Analysis: Future Expectations Following Interest Rate Reduction to 4.25 Percent
Although the Bank of Canada decided to cut interest rates for a third time in 2024 in response to lower inflation, governor Tiff Macklem warned that the country is not out of the woods yet.
While the bank’s three rate cuts signal that inflation is on the right path downward, economists warn that housing prices and low productivity could slow that trend and potentially pause further rate cuts.
High Housing Costs
Mortgage costs in Canada have remained high as a result of the Bank of Canada’s interest rate hikes, but those costs will come down as the rates decrease, Ambler said. However, he said the “big factor” driving high prices in the rental market is increased immigration putting a squeeze on housing supplies.
He said legal immigrants, temporary foreign workers, and international students are “all putting a lot of pressure on rental prices in Canada, and it’s something that the bank has essentially no control over.”

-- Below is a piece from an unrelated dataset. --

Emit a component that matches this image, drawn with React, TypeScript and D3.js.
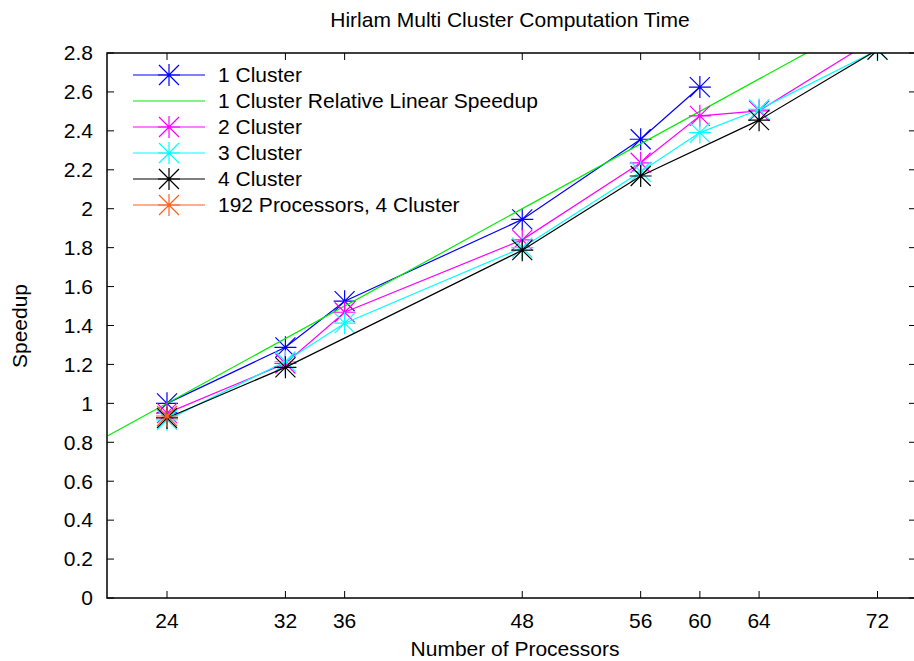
import React, { useEffect, useRef } from 'react';
import * as d3 from 'd3';

const xTicks = [24, 32, 36, 48, 56, 60, 64, 72];
const yTicks = [0, 0.2, 0.4, 0.6, 0.8, 1, 1.2, 1.4, 1.6, 1.8, 2, 2.2, 2.4, 2.6, 2.8];

const cluster1X = [24, 32, 36, 48, 56, 60];
const cluster1Y = [1.0, 1.288, 1.525, 1.945, 2.357, 2.625];

const linearX = [20, 72];
const linearY = [0.8333, 3.0];

const cluster2X = [24, 32, 36, 48, 56, 60, 64, 72];
const cluster2Y = [0.95, 1.205, 1.468, 1.84, 2.236, 2.477, 2.503, 2.88];

const cluster3X = [24, 32, 36, 48, 56, 60, 64, 72];
const cluster3Y = [0.915, 1.215, 1.412, 1.8, 2.19, 2.391, 2.51, 2.815];

const cluster4X = [24, 32, 48, 56, 64, 72];
const cluster4Y = [0.925, 1.185, 1.787, 2.168, 2.455, 2.817];

const p192X = [24];
const p192Y = [0.935];

const series = [
  { name: '1 Cluster', color: '#0000ff', xs: cluster1X, ys: cluster1Y, marks: true },
  { name: '1 Cluster Relative Linear Speedup', color: '#00ee00', xs: linearX, ys: linearY, marks: false },
  { name: '2 Cluster', color: '#ff00ff', xs: cluster2X, ys: cluster2Y, marks: true },
  { name: '3 Cluster', color: '#00ffff', xs: cluster3X, ys: cluster3Y, marks: true },
  { name: '4 Cluster', color: '#000000', xs: cluster4X, ys: cluster4Y, marks: true },
  { name: '192 Processors, 4 Cluster', color: '#ff6020', xs: p192X, ys: p192Y, marks: true },
];

const W = 914;
const H = 661;
const left = 107;
const right = 916;
const top = 53;
const bottom = 598;
const font = 'Liberation Sans, Arial, sans-serif';
const fs = '21px';

// gnuplot style star: plus and cross
const starPath = (r: number, d: number) =>
  `M${-r},0H${r}M0,${-r}V${r}M${-d},${-d}L${d},${d}M${-d},${d}L${d},${-d}`;

export default function App() {
  const ref = useRef<SVGSVGElement | null>(null);

  useEffect(() => {
    const svg = d3.select(ref.current);
    svg.selectAll('*').remove();

    const x = d3.scaleLinear().domain([24, 72]).range([167, 877.5]);
    const y = d3.scaleLinear().domain([0, 2.8]).range([bottom, top]);

    svg.append('rect').attr('width', W).attr('height', H).attr('fill', 'white');

    svg.append('defs').append('clipPath').attr('id', 'plotclip')
      .append('rect').attr('x', left).attr('y', top).attr('width', right - left).attr('height', bottom - top);

    // title
    svg.append('text')
      .attr('x', 510).attr('y', 27)
      .attr('text-anchor', 'middle')
      .style('font-family', font).style('font-size', fs)
      .text('Hirlam Multi Cluster Computation Time');

    // y ticks + labels
    const yg = svg.append('g');
    yTicks.forEach(t => {
      yg.append('line').attr('x1', left).attr('x2', left + 7).attr('y1', y(t)).attr('y2', y(t))
        .attr('stroke', 'black');
      yg.append('line').attr('x1', right - 7).attr('x2', right).attr('y1', y(t)).attr('y2', y(t))
        .attr('stroke', 'black');
      yg.append('text')
        .attr('x', 93).attr('y', y(t)).attr('dy', '0.35em')
        .attr('text-anchor', 'end')
        .style('font-family', font).style('font-size', fs)
        .text(String(+t.toFixed(1)));
    });

    // x ticks + labels
    const xg = svg.append('g');
    xTicks.forEach(t => {
      xg.append('line').attr('x1', x(t)).attr('x2', x(t)).attr('y1', bottom).attr('y2', bottom - 7)
        .attr('stroke', 'black');
      xg.append('line').attr('x1', x(t)).attr('x2', x(t)).attr('y1', top).attr('y2', top + 7)
        .attr('stroke', 'black');
      xg.append('text')
        .attr('x', x(t)).attr('y', 628)
        .attr('text-anchor', 'middle')
        .style('font-family', font).style('font-size', fs)
        .text(String(t));
    });

    // axis titles
    svg.append('text')
      .attr('x', 515).attr('y', 656)
      .attr('text-anchor', 'middle')
      .style('font-family', font).style('font-size', fs)
      .text('Number of Processors');
    svg.append('text')
      .attr('transform', `translate(27, 326) rotate(-90)`)
      .attr('text-anchor', 'middle')
      .style('font-family', font).style('font-size', fs)
      .text('Speedup');

    // series
    const plot = svg.append('g').attr('clip-path', 'url(#plotclip)');
    const line = d3.line<[number, number]>().x(d => x(d[0])).y(d => y(d[1]));
    series.forEach(s => {
      const pts: [number, number][] = s.xs.map((v, i) => [v, s.ys[i]]);
      plot.append('path').attr('d', line(pts)).attr('fill', 'none')
        .attr('stroke', s.color).attr('stroke-width', 1.2);
      if (s.marks) {
        pts.forEach(p => {
          plot.append('path').attr('d', starPath(11, 10))
            .attr('transform', `translate(${x(p[0])},${y(p[1])})`)
            .attr('fill', 'none').attr('stroke', s.color).attr('stroke-width', 1.2);
        });
      }
    });

    // legend
    const lg = svg.append('g');
    series.forEach((s, i) => {
      const ly = 75 + i * 26;
      lg.append('line').attr('x1', 133).attr('x2', 205).attr('y1', ly).attr('y2', ly)
        .attr('stroke', s.color).attr('stroke-width', 1.2);
      if (s.marks) {
        lg.append('path').attr('d', starPath(11, 10))
          .attr('transform', `translate(169,${ly})`)
          .attr('fill', 'none').attr('stroke', s.color).attr('stroke-width', 1.2);
      }
      lg.append('text')
        .attr('x', 218).attr('y', ly).attr('dy', '0.35em')
        .style('font-family', font).style('font-size', fs)
        .text(s.name);
    });

    // border
    svg.append('rect')
      .attr('x', left).attr('y', top).attr('width', right - left).attr('height', bottom - top)
      .attr('fill', 'none').attr('stroke', 'black').attr('stroke-width', 1.5);
  }, []);

  return (
    <div style={{ position: 'absolute', left: 0, top: 0 }}>
      <svg ref={ref} width={W} height={H} style={{ display: 'block' }} />
    </div>
  );
}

Even with interest rates coming down, it will not have much of an impact on housing prices, Di Matteo said, adding that high prices are a combination of “more rapid population growth,” a shortage of skilled trade workers, and an emphasis on highrise condos instead of affordable units for families.

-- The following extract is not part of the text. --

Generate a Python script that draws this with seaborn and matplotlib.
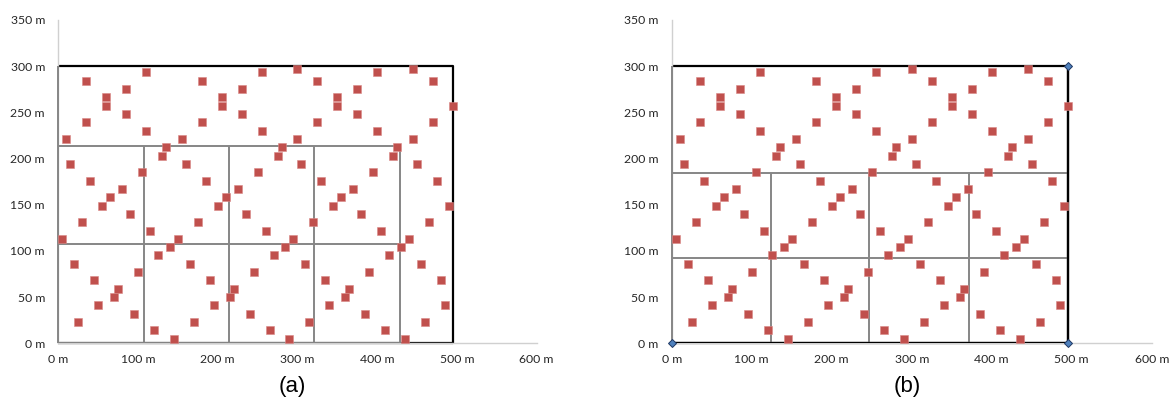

“Rent is a non-trivial sum of that shelter component” in the CPI basket of goods and services, Dias noted.
Productivity Remains Low
In March, the Bank of Canada’s senior deputy governor, Carolyn Rogers, said the country’s low productivity rates had become an “an emergency” that could harm the country’s long-term growth. She said productivity is a way to “inoculate the economy against inflation” and that a country with low productivity can “grow only so quickly before inflation sets in.”

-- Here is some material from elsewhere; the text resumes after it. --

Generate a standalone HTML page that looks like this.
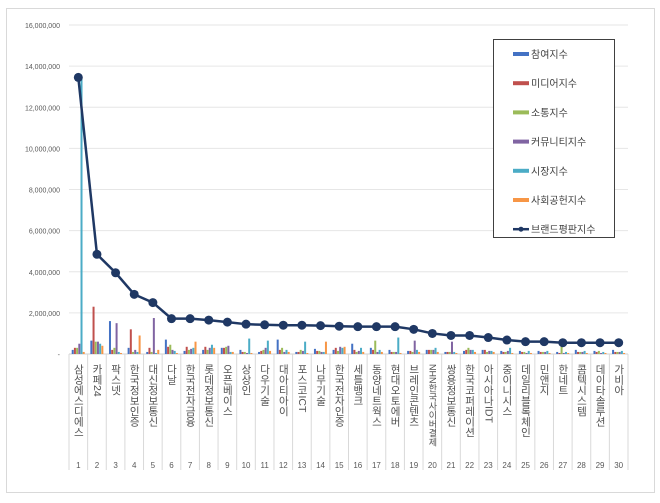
<!DOCTYPE html>
<html><head><meta charset="utf-8"><style>
body{margin:0;background:#fff;font-family:"Liberation Sans","Noto Sans CJK KR",sans-serif;}
svg text{font-family:"Liberation Sans","Noto Sans CJK KR",sans-serif;}
.vt{writing-mode:vertical-rl;text-orientation:mixed;}
</style></head><body>
<svg id="c" width="660" height="498">
<rect x="6.5" y="8.5" width="648" height="484" fill="#fff" stroke="#d9d9d9"/>
</svg>
<script>
const names=["삼성에스디에스","카페24","팍스넷","한국정보인증","대신정보통신","다날","한국전자금융","롯데정보통신","오픈베이스","상상인","다우기술","대아티아이","포스코ICT","나무기술","한국전자인증","세틀뱅크","동양네트웍스","현대오토에버","브레인콘텐츠","NHN한국사이버결제","쌍용정보통신","한국코퍼레이션","아시아나IDT","중이니시스","데일리블록체인","민앤지","한네트","콤텍시스템","데이타솔루션","가비아"];
const participation=[0.2,0.65,1.6,0.3,0.1,0.7,0.15,0.2,0.3,0.2,0.1,0.7,0.1,0.25,0.2,0.5,0.3,0.2,0.15,0.2,0.1,0.15,0.2,0.15,0.15,0.15,0.1,0.2,0.15,0.2];
const media=[0.3,2.3,0.2,1.2,0.3,0.35,0.35,0.35,0.3,0.1,0.15,0.2,0.1,0.15,0.3,0.2,0.2,0.1,0.15,0.2,0.1,0.2,0.2,0.1,0.1,0.1,0.05,0.1,0.1,0.1];
const comm=[0.3,0.6,0.3,0.1,0.1,0.45,0.2,0.2,0.35,0.1,0.2,0.3,0.2,0.15,0.15,0.1,0.65,0.1,0.1,0.2,0.1,0.3,0.1,0.1,0.1,0.1,0.55,0.1,0.15,0.1];
const community=[0.5,0.6,1.5,0.2,1.75,0.2,0.25,0.3,0.4,0.05,0.3,0.1,0.15,0.1,0.35,0.15,0.1,0.1,0.65,0.2,0.6,0.2,0.15,0.15,0.05,0.1,0.05,0.1,0.05,0.1];
const market=[13.4,0.5,0.1,0.1,0.05,0.15,0.3,0.45,0.1,0.75,0.65,0.2,0.6,0.1,0.3,0.3,0.2,0.8,0.2,0.3,0.1,0.2,0.15,0.3,0.15,0.15,0.1,0.15,0.1,0.15];
const social=[0.1,0.4,0.05,0.9,0.2,0.05,0.6,0.3,0.1,0.05,0.15,0.1,0.05,0.6,0.35,0.1,0.1,0.05,0.1,0.1,0.05,0.1,0.1,0.05,0.05,0.05,0.05,0.05,0.05,0.05];
const brand=[13.45,4.85,3.95,2.9,2.5,1.72,1.72,1.65,1.55,1.45,1.42,1.4,1.4,1.38,1.35,1.33,1.33,1.33,1.2,1.0,0.9,0.9,0.8,0.68,0.6,0.6,0.55,0.55,0.55,0.55];
const yTicks=[0,2,4,6,8,10,12,14,16];
const seriesNames=["참여지수","미디어지수","소통지수","커뮤니티지수","시장지수","사회공헌지수"];
const colors=["#4472c4","#c0504d","#9bbb59","#8064a2","#4bacc6","#f79646"];
const NS="http://www.w3.org/2000/svg",svg=document.getElementById('c');
const x0=69,x1=628,yB=354,yT=25;
const step=(x1-x0)/names.length;
const X=i=>x0+step*(i+0.5);
const Y=v=>yB-(yB-yT)*v/16;
function mk(t,a){const e=document.createElementNS(NS,t);for(const k in a)e.setAttribute(k,a[k]);svg.appendChild(e);return e;}
yTicks.forEach(t=>{
 const l=mk('line',{x1:x0,x2:x1,y1:Y(t),y2:Y(t),stroke:t?'#e6e6e6':'#d0d0d0'});
 
 
 const tx=mk('text',{x:60,y:Y(t)+3,'text-anchor':'end','font-size':7,fill:'#595959'});
 tx.textContent=t===0?'-':(t*1000000).toLocaleString('en-US');
 
 
});
for(let i=0;i<=names.length;i++){
 const l=mk('line',{x1:x0+step*i,x2:x0+step*i,y1:yB,y2:470,stroke:'#d9d9d9'});
 
 
}
const series=[participation,media,comm,community,market,social];
const bw=2.2;
series.forEach((s,k)=>{
 s.forEach((v,i)=>{
  const x=X(i)-3*bw+k*bw;
  const r=mk('rect',{x:x,y:Y(v),width:bw-0.2,height:yB-Y(v),fill:colors[k]});
  
  
 });
});
const pl=mk('polyline',{points:brand.map((v,i)=>X(i)+','+Y(v)).join(' '),fill:'none',stroke:'#1f3864',"stroke-width":2.5});


brand.forEach((v,i)=>{
 const c=mk('circle',{cx:X(i),cy:Y(v),r:4.5,fill:'#1f3864'});
 
 
});
names.forEach((n,i)=>{
 const t=mk('text',{x:X(i),y:364,'font-size':n.length>9?9:10.5,fill:'#505050','class':'vt'});
 t.textContent=n;
 
 
 const r=mk('text',{x:X(i),y:468,'text-anchor':'middle','font-size':8,fill:'#595959'});
 r.textContent=i+1;
 
 
});
const lg=mk('rect',{x:493.5,y:39.5,width:121,height:198,fill:'#fff',stroke:'#404040'});


seriesNames.forEach((n,k)=>{
 const y=54+k*29.2;
 const r=mk('rect',{x:513,y:y-2,width:16,height:4,fill:colors[k]});
 
 
 const t=mk('text',{x:531,y:y+4,'font-size':10,fill:'#404040'});
 t.textContent=n;
 
 
});
{const y=54+6*29.2;
 const l=mk('line',{x1:513,x2:529,y1:y,y2:y,stroke:'#1f3864','stroke-width':2.5});
 
 
 const c=mk('circle',{cx:521,cy:y,r:2.5,fill:'#1f3864'});
 
 
 const t=mk('text',{x:531,y:y+4,'font-size':10,fill:'#404040'});
 t.textContent='브랜드평판지수';
 
 }
</script>
</body></html>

Di Matteo said Canada’s low productivity, which is a “long-standing issue,” can potentially be remedied by lower interest rates that would boost capital investment. But he said lower interest rates previously “distorted a lot of our investment [in] housing” and other areas of the economy that “might not necessarily enhance productivity.”
“Capital investment is the way to go [to increase productivity], but that has to also be accompanied by some structural reforms in the Canadian economy,” he said. “In the end, our productivity is probably low because we are in an economy that’s always been very comfortable with oligopolies and monopolies.”
Dias said low productivity rates combined with high population growth means that whatever the Bank of Canada decides for its interest rate “is necessarily going to be higher than it would have been if population growth was slower.”